*YOUR GOAL*
Your task is to copy the listing exactly, with the pictures left out.

*RECORDED DATA*
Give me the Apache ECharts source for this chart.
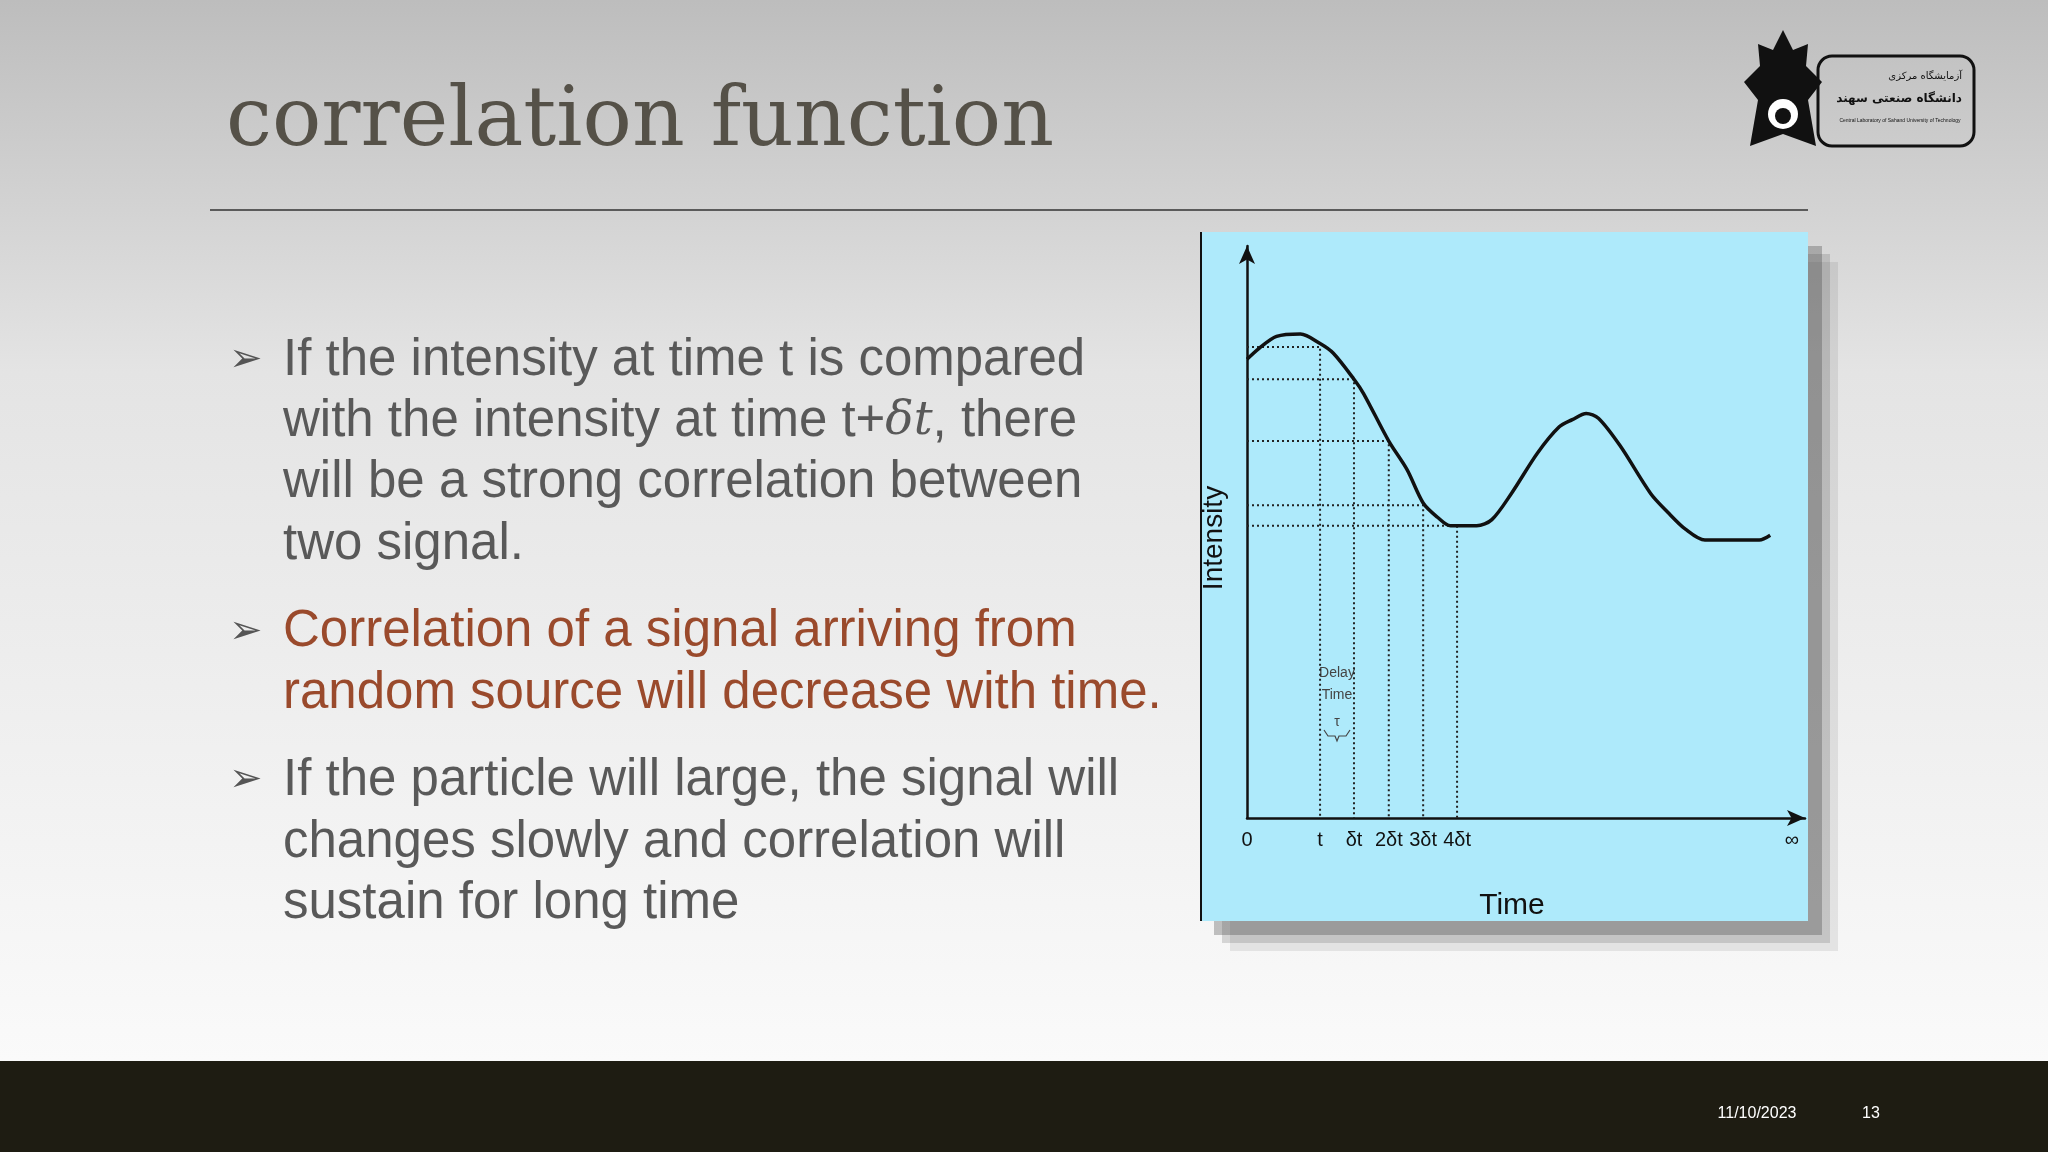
<!DOCTYPE html>
<html><head><meta charset="utf-8">
<script src="https://cdn.jsdelivr.net/npm/echarts@6/dist/echarts.min.js"></script>
<style>html,body{margin:0;padding:0;}#c{width:2048px;height:1152px;}</style>
</head><body><div id="c"></div>
<script>
// Curve (Intensity vs Time), in axis units
const curveX = [0,28,68,123,168,198,246,268,326,368,405,438,468,528,563,608,668,718,748,780,808,858,928,968,1008,1053,1178,1203];
const curveY = [964,987,1012,1017,997,977,922,892,792,732,662,632,614,614,627,682,767,822,837,850,840,782,682,642,607,584,584,594];
// Delay markers
const tickValues = [0,168,246,326,405,483,1253];
const tickLabels = ['0','t','δt','2δt','3δt','4δt','∞'];
const dropX = [168,246,326,405,483];
const dropY = [990,922,792,657,614];
const bullets = [
  {lines:['If the intensity at time t is compared','with the intensity at time t+{i|δt}, there','will be a strong correlation between','two signal.'], color:'#595959'},
  {lines:['Correlation of a signal arriving from','random source will decrease with time.'], color:'#9a4a2c'},
  {lines:['If the particle will large, the signal will','changes slowly and correlation will','sustain for long time'], color:'#595959'}
];

const S = 2048/1568;
const curve = curveX.map((x,i)=>[x,curveY[i]]);
const dotSeries = [];
dropX.forEach((x,i)=>{
  dotSeries.push({type:'line',data:[[0,dropY[i]],[x,dropY[i]],[x,0]],symbol:'none',silent:true,z:2,
    lineStyle:{type:[2,3],width:2,color:'#222'}});
});

const g = [];
g.push({type:'rect',z:-10,shape:{x:0,y:0,width:2048,height:1062},style:{fill:new echarts.graphic.LinearGradient(0,0,0,1,[{offset:0,color:'#bdbdbd'},{offset:0.35,color:'#e4e4e4'},{offset:1,color:'#fafafa'}])}});
g.push({type:'rect',z:-10,shape:{x:0,y:1061,width:2048,height:91},style:{fill:'#1e1c12'}});
g.push({type:'text',style:{text:'11/10/2023',x:1757,y:1114,fill:'#fff',font:'16px "Liberation Sans"',textVerticalAlign:'middle',textAlign:'center'}});
g.push({type:'text',style:{text:'13',x:1871,y:1114,fill:'#fff',font:'16px "Liberation Sans"',textVerticalAlign:'middle',textAlign:'center'}});
g.push({type:'text',style:{text:'correlation function',x:226,y:83,fill:'#555148',font:'82px "DejaVu Serif"',textBaseline:'alphabetic',textVerticalAlign:'alphabetic'}});
g.push({type:'line',shape:{x1:210,y1:210,x2:1808,y2:210},style:{stroke:'#333',lineWidth:1.5}});
const lineY = [[276,323,370,417],[484,531],[598,645,692]];
bullets.forEach((b,bi)=>{
  g.push({type:'text',style:{text:'➢',x:229,y:lineY[bi][0]*S,fill:'#555',font:'40px "DejaVu Sans"',textVerticalAlign:'middle'}});
  b.lines.forEach((ln,li)=>{
    g.push({type:'text',style:{text:ln,x:283,y:lineY[bi][li]*S,fill:b.color,font:'51px "Liberation Sans"',textVerticalAlign:'middle',
      rich:{i:{fontFamily:'DejaVu Serif',fontStyle:'italic',fontSize:47,fill:b.color}}}});
  });
});
[[30,0.10],[22,0.18],[14,0.30]].forEach(([o,a])=>{
  g.push({type:'rect',z:-5,shape:{x:1200+o,y:232+o,width:608,height:689},style:{fill:'rgba(60,60,60,'+a+')'}});
});
g.push({type:'rect',z:-4,shape:{x:1200,y:232,width:608,height:689},style:{fill:'#aeeafb'}});
g.push({type:'line',z:-3,shape:{x1:1201,y1:232,x2:1201,y2:921},style:{stroke:'#111',lineWidth:2}});
g.push({type:'text',style:{text:'Intensity',x:1214,y:538,fill:'#111',font:'28px "Liberation Sans"',textAlign:'center',textVerticalAlign:'middle'},rotation:Math.PI/2,originX:1214,originY:538});
g.push({type:'text',style:{text:'Time',x:1512,y:906,fill:'#111',font:'30px "Liberation Sans"',textAlign:'center',textVerticalAlign:'middle'}});
['Delay','Time','τ'].forEach((t,i)=>{
  g.push({type:'text',style:{text:t,x:1337,y:[673,695,722][i],fill:'#444',font:'14px "Liberation Sans"',textAlign:'center',textVerticalAlign:'middle'}});
});
g.push({type:'polyline',shape:{points:[[1324,730],[1328,736],[1335,736],[1337,741],[1339,736],[1346,736],[1350,730]]},style:{stroke:'#444',lineWidth:1.2,fill:null}});
// logo
g.push({type:'rect',shape:{x:1818,y:56,width:156,height:90,r:14},style:{fill:'none',stroke:'#111',lineWidth:3}});
g.push({type:'polygon',shape:{points:[[1783,30],[1793,50],[1808,44],[1806,66],[1822,82],[1808,100],[1816,146],[1783,134],[1750,146],[1758,100],[1744,82],[1760,66],[1758,44],[1773,50]]},style:{fill:'#111'}});
g.push({type:'circle',shape:{cx:1783,cy:114,r:15},style:{fill:'#fff'}});
g.push({type:'circle',shape:{cx:1783,cy:116,r:8},style:{fill:'#111'}});
g.push({type:'text',style:{text:'آزمایشگاه مرکزی',x:1962,y:76,fill:'#111',font:'10px "DejaVu Sans"',textAlign:'right',textVerticalAlign:'middle'}});
g.push({type:'text',style:{text:'دانشگاه صنعتی سهند',x:1962,y:99,fill:'#111',font:'bold 12px "DejaVu Sans"',textAlign:'right',textVerticalAlign:'middle'}});
g.push({type:'text',style:{text:'Central Laboratory of Sahand University of Technology',x:1900,y:121,fill:'#111',font:'5px "Liberation Sans"',textAlign:'center',textVerticalAlign:'middle'}});

const chart = echarts.init(document.getElementById('c'));
chart.setOption({
  animation:false,
  graphic:g,
  grid:{left:1247,top:246,width:558,height:572},
  xAxis:{type:'value',min:0,max:1283,splitLine:{show:false},
    axisLine:{lineStyle:{color:'#111',width:2.5},symbol:['none','arrow'],symbolSize:[12,18]},
    axisTick:{show:false},
    axisLabel:{customValues:tickValues,formatter:v=>tickLabels[tickValues.indexOf(v)],color:'#111',fontSize:20,margin:12,
      fontFamily:'"Liberation Sans"'}},
  yAxis:{type:'value',min:0,max:1202,splitLine:{show:false},axisTick:{show:false},axisLabel:{show:false},
    axisLine:{show:true,lineStyle:{color:'#111',width:2.5},symbol:['none','arrow'],symbolSize:[12,18]}},
  series:[...dotSeries,{type:'line',data:curve,symbol:'none',smooth:0.3,z:5,lineStyle:{color:'#111',width:3.5}}]
});
</script></body></html>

*RESPONSE TO THE EXERCISE*
Give me the Apache ECharts source for this chart.
<!DOCTYPE html>
<html><head><meta charset="utf-8">
<script src="https://cdn.jsdelivr.net/npm/echarts@6/dist/echarts.min.js"></script>
<style>html,body{margin:0;padding:0;}#c{width:2048px;height:1152px;}</style>
</head><body><div id="c"></div>
<script>
// Curve (Intensity vs Time), in axis units
const curveX = [0,28,68,123,168,198,246,268,326,368,405,438,468,528,563,608,668,718,748,780,808,858,928,968,1008,1053,1178,1203];
const curveY = [964,987,1012,1017,997,977,922,892,792,732,662,632,614,614,627,682,767,822,837,850,840,782,682,642,607,584,584,594];
// Delay markers
const tickValues = [0,168,246,326,405,483,1253];
const tickLabels = ['0','t','δt','2δt','3δt','4δt','∞'];
const dropX = [168,246,326,405,483];
const dropY = [990,922,792,657,614];
const bullets = [
  {lines:['If the intensity at time t is compared','with the intensity at time t+{i|δt}, there','will be a strong correlation between','two signal.'], color:'#595959'},
  {lines:['Correlation of a signal arriving from','random source will decrease with time.'], color:'#9a4a2c'},
  {lines:['If the particle will large, the signal will','changes slowly and correlation will','sustain for long time'], color:'#595959'}
];

const S = 2048/1568;
const curve = curveX.map((x,i)=>[x,curveY[i]]);
const dotSeries = [];
dropX.forEach((x,i)=>{
  dotSeries.push({type:'line',data:[[0,dropY[i]],[x,dropY[i]],[x,0]],symbol:'none',silent:true,z:2,
    lineStyle:{type:[2,3],width:2,color:'#222'}});
});

const g = [];
g.push({type:'rect',z:-10,shape:{x:0,y:0,width:2048,height:1062},style:{fill:new echarts.graphic.LinearGradient(0,0,0,1,[{offset:0,color:'#bdbdbd'},{offset:0.35,color:'#e4e4e4'},{offset:1,color:'#fafafa'}])}});
g.push({type:'rect',z:-10,shape:{x:0,y:1061,width:2048,height:91},style:{fill:'#1e1c12'}});
g.push({type:'text',style:{text:'11/10/2023',x:1757,y:1114,fill:'#fff',font:'16px "Liberation Sans"',textVerticalAlign:'middle',textAlign:'center'}});
g.push({type:'text',style:{text:'13',x:1871,y:1114,fill:'#fff',font:'16px "Liberation Sans"',textVerticalAlign:'middle',textAlign:'center'}});
g.push({type:'text',style:{text:'correlation function',x:226,y:83,fill:'#555148',font:'82px "DejaVu Serif"',textBaseline:'alphabetic',textVerticalAlign:'alphabetic'}});
g.push({type:'line',shape:{x1:210,y1:210,x2:1808,y2:210},style:{stroke:'#333',lineWidth:1.5}});
const lineY = [[276,323,370,417],[484,531],[598,645,692]];
bullets.forEach((b,bi)=>{
  g.push({type:'text',style:{text:'➢',x:229,y:lineY[bi][0]*S,fill:'#555',font:'40px "DejaVu Sans"',textVerticalAlign:'middle'}});
  b.lines.forEach((ln,li)=>{
    g.push({type:'text',style:{text:ln,x:283,y:lineY[bi][li]*S,fill:b.color,font:'51px "Liberation Sans"',textVerticalAlign:'middle',
      rich:{i:{fontFamily:'DejaVu Serif',fontStyle:'italic',fontSize:47,fill:b.color}}}});
  });
});
[[30,0.10],[22,0.18],[14,0.30]].forEach(([o,a])=>{
  g.push({type:'rect',z:-5,shape:{x:1200+o,y:232+o,width:608,height:689},style:{fill:'rgba(60,60,60,'+a+')'}});
});
g.push({type:'rect',z:-4,shape:{x:1200,y:232,width:608,height:689},style:{fill:'#aeeafb'}});
g.push({type:'line',z:-3,shape:{x1:1201,y1:232,x2:1201,y2:921},style:{stroke:'#111',lineWidth:2}});
g.push({type:'text',style:{text:'Intensity',x:1214,y:538,fill:'#111',font:'28px "Liberation Sans"',textAlign:'center',textVerticalAlign:'middle'},rotation:Math.PI/2,originX:1214,originY:538});
g.push({type:'text',style:{text:'Time',x:1512,y:906,fill:'#111',font:'30px "Liberation Sans"',textAlign:'center',textVerticalAlign:'middle'}});
['Delay','Time','τ'].forEach((t,i)=>{
  g.push({type:'text',style:{text:t,x:1337,y:[673,695,722][i],fill:'#444',font:'14px "Liberation Sans"',textAlign:'center',textVerticalAlign:'middle'}});
});
g.push({type:'polyline',shape:{points:[[1324,730],[1328,736],[1335,736],[1337,741],[1339,736],[1346,736],[1350,730]]},style:{stroke:'#444',lineWidth:1.2,fill:null}});
// logo
g.push({type:'rect',shape:{x:1818,y:56,width:156,height:90,r:14},style:{fill:'none',stroke:'#111',lineWidth:3}});
g.push({type:'polygon',shape:{points:[[1783,30],[1793,50],[1808,44],[1806,66],[1822,82],[1808,100],[1816,146],[1783,134],[1750,146],[1758,100],[1744,82],[1760,66],[1758,44],[1773,50]]},style:{fill:'#111'}});
g.push({type:'circle',shape:{cx:1783,cy:114,r:15},style:{fill:'#fff'}});
g.push({type:'circle',shape:{cx:1783,cy:116,r:8},style:{fill:'#111'}});
g.push({type:'text',style:{text:'آزمایشگاه مرکزی',x:1962,y:76,fill:'#111',font:'10px "DejaVu Sans"',textAlign:'right',textVerticalAlign:'middle'}});
g.push({type:'text',style:{text:'دانشگاه صنعتی سهند',x:1962,y:99,fill:'#111',font:'bold 12px "DejaVu Sans"',textAlign:'right',textVerticalAlign:'middle'}});
g.push({type:'text',style:{text:'Central Laboratory of Sahand University of Technology',x:1900,y:121,fill:'#111',font:'5px "Liberation Sans"',textAlign:'center',textVerticalAlign:'middle'}});

const chart = echarts.init(document.getElementById('c'));
chart.setOption({
  animation:false,
  graphic:g,
  grid:{left:1247,top:246,width:558,height:572},
  xAxis:{type:'value',min:0,max:1283,splitLine:{show:false},
    axisLine:{lineStyle:{color:'#111',width:2.5},symbol:['none','arrow'],symbolSize:[12,18]},
    axisTick:{show:false},
    axisLabel:{customValues:tickValues,formatter:v=>tickLabels[tickValues.indexOf(v)],color:'#111',fontSize:20,margin:12,
      fontFamily:'"Liberation Sans"'}},
  yAxis:{type:'value',min:0,max:1202,splitLine:{show:false},axisTick:{show:false},axisLabel:{show:false},
    axisLine:{show:true,lineStyle:{color:'#111',width:2.5},symbol:['none','arrow'],symbolSize:[12,18]}},
  series:[...dotSeries,{type:'line',data:curve,symbol:'none',smooth:0.3,z:5,lineStyle:{color:'#111',width:3.5}}]
});
</script></body></html>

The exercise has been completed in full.